_CHALLENGE_. Pull every line containing the word "code" from the records.

_INFORMATION PROVIDED_.
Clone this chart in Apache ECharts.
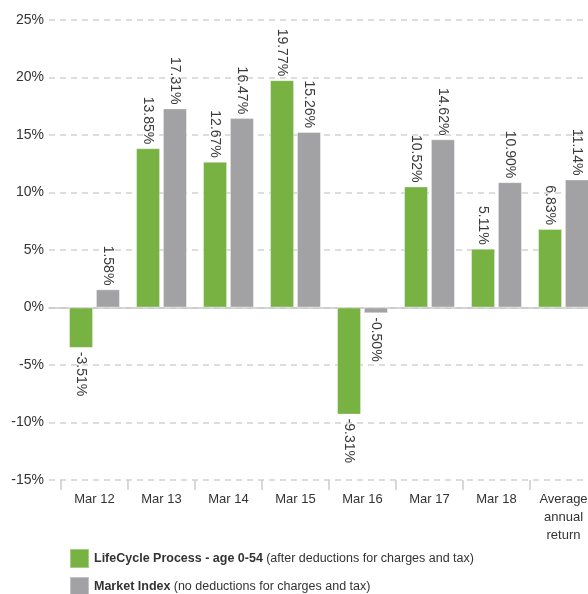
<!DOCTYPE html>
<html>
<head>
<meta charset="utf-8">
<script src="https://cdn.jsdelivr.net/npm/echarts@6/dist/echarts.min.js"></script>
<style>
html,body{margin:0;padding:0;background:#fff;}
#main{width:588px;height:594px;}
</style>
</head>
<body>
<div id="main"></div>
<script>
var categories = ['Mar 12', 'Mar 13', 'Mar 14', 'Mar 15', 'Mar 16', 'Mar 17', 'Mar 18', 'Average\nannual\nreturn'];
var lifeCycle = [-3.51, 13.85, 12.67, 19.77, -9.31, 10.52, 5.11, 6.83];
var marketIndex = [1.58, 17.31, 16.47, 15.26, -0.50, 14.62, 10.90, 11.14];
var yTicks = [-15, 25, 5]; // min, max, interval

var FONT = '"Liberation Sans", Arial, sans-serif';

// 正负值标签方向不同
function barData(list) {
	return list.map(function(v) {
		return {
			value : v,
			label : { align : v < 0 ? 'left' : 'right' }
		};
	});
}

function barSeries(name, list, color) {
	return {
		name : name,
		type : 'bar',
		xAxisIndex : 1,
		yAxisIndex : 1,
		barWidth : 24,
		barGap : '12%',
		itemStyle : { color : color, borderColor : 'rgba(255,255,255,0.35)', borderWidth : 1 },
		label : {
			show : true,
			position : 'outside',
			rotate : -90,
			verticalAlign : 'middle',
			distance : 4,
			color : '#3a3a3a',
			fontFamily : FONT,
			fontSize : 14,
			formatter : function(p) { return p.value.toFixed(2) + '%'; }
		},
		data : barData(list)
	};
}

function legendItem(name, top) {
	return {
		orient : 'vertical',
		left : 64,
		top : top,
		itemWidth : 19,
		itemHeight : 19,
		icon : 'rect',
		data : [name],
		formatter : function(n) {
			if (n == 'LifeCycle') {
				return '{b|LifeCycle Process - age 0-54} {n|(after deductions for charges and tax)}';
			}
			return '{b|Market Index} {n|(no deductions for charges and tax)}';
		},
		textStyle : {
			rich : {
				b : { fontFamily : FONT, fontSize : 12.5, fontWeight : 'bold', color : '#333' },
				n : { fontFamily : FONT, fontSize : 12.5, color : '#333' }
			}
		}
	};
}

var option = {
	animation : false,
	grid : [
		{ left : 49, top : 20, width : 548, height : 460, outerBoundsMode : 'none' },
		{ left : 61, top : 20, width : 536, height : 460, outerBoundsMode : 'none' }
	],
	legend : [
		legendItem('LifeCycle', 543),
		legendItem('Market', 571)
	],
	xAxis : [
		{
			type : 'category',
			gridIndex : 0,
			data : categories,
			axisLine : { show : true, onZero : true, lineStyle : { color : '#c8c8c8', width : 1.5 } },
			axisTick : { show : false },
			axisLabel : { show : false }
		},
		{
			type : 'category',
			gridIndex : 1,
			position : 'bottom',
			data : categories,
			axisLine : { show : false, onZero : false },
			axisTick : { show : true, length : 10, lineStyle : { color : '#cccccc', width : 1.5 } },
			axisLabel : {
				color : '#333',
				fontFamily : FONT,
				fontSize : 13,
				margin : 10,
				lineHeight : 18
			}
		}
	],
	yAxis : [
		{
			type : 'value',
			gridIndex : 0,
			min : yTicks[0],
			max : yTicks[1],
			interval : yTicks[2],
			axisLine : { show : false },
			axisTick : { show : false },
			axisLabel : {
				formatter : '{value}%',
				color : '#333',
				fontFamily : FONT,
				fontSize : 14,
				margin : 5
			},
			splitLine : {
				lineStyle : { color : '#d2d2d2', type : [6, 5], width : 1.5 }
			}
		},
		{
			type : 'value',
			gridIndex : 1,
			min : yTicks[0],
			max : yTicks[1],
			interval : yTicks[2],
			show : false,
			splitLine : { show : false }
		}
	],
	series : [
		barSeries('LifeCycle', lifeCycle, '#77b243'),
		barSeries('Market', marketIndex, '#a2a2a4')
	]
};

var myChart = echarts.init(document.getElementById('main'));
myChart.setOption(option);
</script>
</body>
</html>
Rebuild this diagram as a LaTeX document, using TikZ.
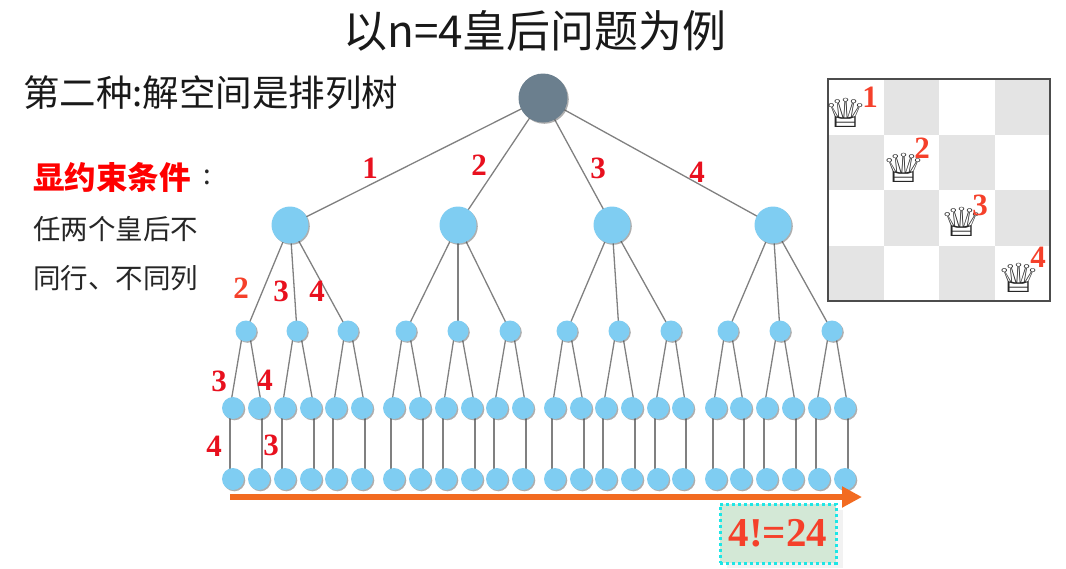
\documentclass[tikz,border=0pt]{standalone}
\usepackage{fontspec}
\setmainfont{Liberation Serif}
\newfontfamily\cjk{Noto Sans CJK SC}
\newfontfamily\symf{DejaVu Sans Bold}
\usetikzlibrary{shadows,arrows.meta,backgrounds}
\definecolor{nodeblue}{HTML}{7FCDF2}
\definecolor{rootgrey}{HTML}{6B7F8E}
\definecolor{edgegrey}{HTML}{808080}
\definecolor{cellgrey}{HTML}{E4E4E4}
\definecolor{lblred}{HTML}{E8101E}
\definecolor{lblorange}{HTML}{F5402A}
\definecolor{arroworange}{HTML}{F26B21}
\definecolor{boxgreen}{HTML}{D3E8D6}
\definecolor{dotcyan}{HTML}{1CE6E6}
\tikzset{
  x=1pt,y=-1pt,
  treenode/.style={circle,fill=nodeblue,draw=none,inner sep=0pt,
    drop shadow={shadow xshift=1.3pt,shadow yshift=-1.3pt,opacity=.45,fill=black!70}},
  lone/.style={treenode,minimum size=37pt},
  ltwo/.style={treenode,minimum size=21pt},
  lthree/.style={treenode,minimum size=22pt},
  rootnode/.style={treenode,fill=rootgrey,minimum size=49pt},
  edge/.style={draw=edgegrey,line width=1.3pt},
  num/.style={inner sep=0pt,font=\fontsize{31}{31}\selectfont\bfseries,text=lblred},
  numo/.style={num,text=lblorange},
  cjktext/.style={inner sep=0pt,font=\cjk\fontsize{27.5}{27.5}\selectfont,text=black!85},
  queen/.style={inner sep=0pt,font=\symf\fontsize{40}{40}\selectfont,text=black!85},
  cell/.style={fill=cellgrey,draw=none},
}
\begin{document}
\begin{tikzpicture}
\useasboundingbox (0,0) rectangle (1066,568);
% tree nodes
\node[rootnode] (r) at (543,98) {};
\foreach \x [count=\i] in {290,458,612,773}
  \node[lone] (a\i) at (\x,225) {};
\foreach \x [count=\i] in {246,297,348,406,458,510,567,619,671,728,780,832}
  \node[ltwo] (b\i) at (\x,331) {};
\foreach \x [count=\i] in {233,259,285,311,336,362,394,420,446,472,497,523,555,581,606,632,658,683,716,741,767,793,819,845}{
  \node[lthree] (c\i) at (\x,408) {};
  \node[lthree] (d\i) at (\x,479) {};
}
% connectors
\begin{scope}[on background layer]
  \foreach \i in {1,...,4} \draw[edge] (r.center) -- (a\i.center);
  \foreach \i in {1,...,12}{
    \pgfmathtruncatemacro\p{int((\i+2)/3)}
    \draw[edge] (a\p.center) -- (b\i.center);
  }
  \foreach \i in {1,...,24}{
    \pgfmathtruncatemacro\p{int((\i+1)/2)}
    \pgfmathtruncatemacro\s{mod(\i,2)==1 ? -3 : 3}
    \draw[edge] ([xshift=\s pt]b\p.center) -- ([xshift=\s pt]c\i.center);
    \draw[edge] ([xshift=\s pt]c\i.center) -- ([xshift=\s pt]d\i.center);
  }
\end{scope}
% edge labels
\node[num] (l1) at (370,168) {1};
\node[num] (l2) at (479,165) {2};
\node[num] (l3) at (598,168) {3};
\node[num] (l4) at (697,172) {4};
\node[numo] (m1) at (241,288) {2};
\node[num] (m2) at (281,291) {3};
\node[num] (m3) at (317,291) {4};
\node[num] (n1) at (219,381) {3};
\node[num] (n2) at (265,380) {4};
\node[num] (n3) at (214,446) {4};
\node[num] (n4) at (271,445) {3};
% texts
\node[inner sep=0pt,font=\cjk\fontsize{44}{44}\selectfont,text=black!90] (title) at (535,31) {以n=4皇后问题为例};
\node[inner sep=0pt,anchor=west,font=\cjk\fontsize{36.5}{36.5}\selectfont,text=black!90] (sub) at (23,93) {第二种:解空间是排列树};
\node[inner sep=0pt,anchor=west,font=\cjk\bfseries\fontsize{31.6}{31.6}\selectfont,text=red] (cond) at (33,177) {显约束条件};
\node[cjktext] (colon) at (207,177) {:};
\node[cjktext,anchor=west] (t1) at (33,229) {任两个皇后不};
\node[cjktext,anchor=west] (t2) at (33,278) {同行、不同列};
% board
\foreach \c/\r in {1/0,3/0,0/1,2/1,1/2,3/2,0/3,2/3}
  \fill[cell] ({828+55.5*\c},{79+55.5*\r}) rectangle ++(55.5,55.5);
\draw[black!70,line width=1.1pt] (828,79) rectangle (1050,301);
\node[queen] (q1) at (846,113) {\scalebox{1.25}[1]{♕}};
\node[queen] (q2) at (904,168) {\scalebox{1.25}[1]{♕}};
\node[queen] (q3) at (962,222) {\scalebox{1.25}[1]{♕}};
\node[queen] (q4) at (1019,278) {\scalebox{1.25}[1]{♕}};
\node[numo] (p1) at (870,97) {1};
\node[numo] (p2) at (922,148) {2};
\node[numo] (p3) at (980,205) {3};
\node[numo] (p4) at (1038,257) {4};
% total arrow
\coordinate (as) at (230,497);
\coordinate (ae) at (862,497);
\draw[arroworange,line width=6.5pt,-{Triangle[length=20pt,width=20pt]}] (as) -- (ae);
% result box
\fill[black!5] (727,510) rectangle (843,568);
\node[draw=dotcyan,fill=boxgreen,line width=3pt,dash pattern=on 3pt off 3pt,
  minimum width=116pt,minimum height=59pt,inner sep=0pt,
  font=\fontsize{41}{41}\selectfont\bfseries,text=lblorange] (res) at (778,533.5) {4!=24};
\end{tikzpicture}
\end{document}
...
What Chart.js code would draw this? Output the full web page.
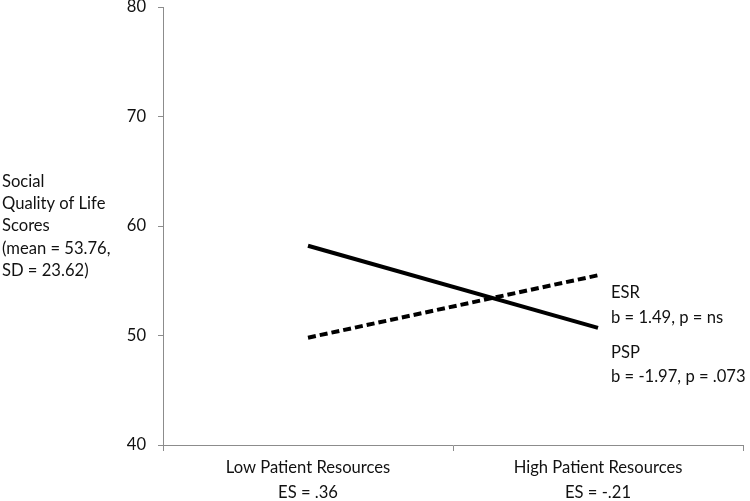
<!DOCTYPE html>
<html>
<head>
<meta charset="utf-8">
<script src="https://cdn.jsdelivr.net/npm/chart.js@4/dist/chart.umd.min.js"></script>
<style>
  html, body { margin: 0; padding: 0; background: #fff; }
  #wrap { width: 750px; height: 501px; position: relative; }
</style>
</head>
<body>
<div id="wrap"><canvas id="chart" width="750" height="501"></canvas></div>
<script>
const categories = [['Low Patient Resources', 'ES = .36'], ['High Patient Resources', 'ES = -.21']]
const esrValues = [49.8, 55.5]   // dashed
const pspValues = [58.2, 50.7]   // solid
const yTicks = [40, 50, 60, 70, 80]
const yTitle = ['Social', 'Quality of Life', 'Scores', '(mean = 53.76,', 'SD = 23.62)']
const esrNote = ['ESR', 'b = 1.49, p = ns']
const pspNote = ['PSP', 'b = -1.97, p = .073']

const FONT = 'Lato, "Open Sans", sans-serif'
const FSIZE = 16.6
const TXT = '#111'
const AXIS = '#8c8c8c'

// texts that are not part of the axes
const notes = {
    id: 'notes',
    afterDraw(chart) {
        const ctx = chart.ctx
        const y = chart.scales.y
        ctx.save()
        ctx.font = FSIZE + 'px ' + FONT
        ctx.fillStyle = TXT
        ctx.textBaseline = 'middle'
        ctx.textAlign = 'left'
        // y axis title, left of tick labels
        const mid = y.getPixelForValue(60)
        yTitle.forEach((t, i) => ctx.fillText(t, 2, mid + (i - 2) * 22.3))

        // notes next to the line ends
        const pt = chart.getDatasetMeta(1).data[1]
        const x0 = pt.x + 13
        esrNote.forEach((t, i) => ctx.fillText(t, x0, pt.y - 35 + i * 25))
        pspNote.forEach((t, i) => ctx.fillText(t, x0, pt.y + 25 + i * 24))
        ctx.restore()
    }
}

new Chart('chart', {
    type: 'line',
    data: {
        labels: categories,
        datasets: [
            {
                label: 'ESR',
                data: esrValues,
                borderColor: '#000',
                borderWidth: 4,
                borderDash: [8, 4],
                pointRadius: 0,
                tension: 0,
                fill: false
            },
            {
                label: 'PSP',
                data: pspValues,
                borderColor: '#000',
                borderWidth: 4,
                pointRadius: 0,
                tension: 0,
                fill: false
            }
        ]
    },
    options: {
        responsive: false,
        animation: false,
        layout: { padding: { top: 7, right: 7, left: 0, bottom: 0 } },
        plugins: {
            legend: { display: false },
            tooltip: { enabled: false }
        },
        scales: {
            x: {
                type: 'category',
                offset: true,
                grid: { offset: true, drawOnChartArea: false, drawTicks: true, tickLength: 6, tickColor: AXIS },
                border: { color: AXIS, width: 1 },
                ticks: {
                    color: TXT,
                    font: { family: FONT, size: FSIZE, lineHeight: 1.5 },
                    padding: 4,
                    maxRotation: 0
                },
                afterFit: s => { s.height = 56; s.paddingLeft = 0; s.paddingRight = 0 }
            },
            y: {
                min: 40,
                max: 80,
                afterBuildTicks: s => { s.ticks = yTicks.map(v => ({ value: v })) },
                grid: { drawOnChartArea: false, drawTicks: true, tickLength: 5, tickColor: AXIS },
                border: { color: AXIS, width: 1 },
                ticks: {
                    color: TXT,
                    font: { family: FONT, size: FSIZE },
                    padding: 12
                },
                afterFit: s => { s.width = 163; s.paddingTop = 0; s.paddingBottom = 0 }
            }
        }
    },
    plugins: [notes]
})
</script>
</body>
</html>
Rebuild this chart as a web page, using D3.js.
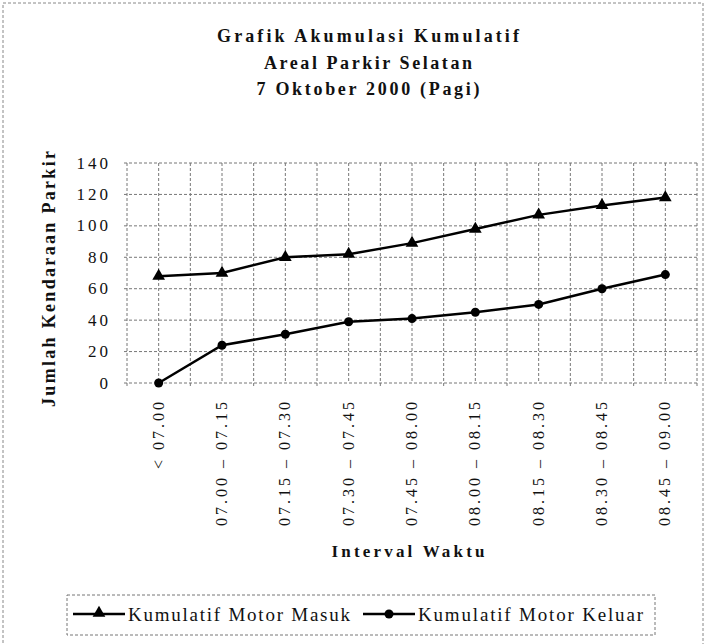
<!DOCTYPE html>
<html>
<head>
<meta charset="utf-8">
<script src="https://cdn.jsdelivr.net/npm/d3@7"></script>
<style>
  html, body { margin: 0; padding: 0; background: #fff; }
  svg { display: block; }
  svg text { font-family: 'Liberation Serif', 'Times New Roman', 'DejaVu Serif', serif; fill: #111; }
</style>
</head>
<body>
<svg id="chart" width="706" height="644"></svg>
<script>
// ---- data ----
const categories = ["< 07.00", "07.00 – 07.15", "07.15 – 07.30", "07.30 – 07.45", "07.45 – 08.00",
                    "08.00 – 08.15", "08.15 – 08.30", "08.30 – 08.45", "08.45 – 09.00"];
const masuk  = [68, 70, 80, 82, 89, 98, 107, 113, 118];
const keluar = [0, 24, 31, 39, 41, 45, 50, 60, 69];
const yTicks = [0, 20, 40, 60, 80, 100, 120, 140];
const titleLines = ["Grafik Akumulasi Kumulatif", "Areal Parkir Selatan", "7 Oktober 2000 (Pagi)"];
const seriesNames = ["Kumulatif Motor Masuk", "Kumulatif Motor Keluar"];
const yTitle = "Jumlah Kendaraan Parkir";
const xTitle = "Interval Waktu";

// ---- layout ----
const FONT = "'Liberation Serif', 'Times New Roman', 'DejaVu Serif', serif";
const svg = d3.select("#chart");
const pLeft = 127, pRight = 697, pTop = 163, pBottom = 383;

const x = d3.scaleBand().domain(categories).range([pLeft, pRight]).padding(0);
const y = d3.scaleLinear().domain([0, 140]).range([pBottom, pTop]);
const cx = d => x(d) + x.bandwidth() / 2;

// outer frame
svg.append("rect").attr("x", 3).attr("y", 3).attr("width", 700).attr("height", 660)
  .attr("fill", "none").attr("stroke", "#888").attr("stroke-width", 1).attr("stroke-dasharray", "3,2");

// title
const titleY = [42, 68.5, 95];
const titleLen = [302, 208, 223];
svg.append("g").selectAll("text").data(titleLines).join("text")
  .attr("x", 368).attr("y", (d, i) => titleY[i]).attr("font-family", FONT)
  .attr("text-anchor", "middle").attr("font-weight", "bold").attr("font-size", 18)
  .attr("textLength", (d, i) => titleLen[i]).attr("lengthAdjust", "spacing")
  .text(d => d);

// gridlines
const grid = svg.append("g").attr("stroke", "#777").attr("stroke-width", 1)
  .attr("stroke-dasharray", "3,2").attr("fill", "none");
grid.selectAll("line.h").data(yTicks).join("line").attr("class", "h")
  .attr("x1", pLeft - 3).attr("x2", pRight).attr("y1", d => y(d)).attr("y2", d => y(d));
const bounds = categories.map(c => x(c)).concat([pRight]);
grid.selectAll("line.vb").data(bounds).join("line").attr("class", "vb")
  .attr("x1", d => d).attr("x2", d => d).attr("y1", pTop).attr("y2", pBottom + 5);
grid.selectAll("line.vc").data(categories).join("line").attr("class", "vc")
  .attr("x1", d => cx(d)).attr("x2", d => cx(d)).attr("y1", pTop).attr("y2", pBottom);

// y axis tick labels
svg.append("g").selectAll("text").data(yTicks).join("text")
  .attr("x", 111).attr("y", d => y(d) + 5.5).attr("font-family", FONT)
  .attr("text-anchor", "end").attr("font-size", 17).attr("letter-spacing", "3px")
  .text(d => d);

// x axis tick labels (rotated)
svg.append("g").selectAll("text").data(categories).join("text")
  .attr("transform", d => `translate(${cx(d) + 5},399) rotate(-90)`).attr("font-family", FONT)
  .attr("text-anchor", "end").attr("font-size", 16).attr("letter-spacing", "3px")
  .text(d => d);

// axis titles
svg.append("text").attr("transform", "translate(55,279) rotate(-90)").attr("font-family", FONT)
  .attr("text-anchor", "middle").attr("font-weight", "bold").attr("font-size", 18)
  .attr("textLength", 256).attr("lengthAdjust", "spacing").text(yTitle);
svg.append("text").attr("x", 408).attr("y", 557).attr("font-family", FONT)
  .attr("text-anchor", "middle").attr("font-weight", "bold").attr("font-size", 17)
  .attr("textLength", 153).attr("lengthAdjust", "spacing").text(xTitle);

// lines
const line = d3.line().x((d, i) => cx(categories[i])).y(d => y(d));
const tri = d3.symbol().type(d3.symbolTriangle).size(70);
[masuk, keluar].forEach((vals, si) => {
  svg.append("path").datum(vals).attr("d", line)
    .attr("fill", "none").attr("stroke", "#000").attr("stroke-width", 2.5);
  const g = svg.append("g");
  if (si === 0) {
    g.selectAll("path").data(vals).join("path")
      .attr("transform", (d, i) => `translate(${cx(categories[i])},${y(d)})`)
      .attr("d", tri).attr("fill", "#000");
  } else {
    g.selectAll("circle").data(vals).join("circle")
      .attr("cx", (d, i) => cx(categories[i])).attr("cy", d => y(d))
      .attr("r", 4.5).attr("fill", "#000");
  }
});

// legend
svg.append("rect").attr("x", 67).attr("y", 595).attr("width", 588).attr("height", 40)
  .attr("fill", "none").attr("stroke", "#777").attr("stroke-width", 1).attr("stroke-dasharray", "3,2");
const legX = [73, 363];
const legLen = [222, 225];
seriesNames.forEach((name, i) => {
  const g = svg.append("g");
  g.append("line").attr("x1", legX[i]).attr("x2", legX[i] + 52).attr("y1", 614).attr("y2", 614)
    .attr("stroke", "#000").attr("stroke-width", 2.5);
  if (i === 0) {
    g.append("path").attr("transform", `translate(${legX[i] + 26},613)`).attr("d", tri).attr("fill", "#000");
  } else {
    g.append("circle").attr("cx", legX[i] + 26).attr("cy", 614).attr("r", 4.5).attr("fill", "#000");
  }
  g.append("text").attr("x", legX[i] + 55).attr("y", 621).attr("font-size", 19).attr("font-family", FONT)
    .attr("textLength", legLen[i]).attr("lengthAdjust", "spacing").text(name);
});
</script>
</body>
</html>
* * *
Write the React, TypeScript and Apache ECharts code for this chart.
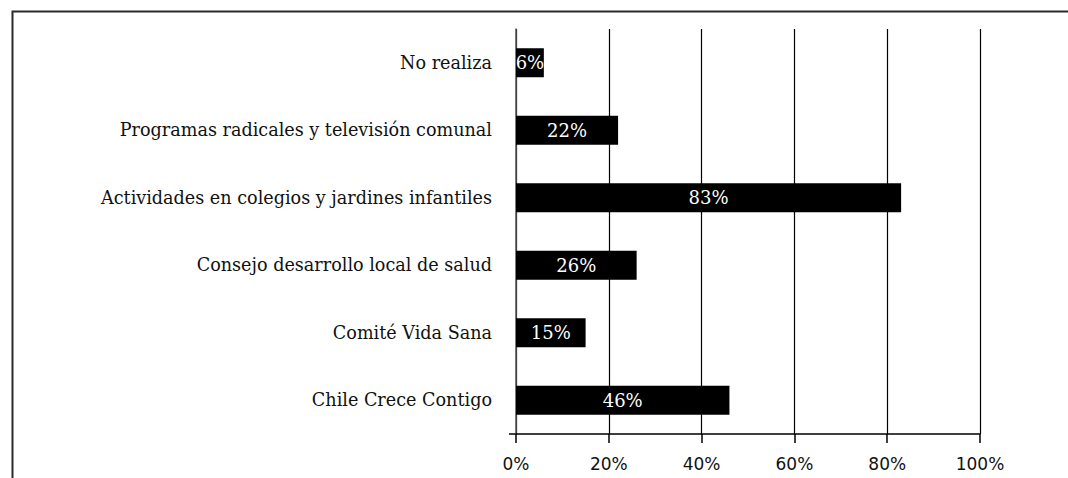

_SOLVED EXERCISE_.
What Chart.js code would draw this? Output the full web page.
Write the React, TypeScript and Apache ECharts code for this chart.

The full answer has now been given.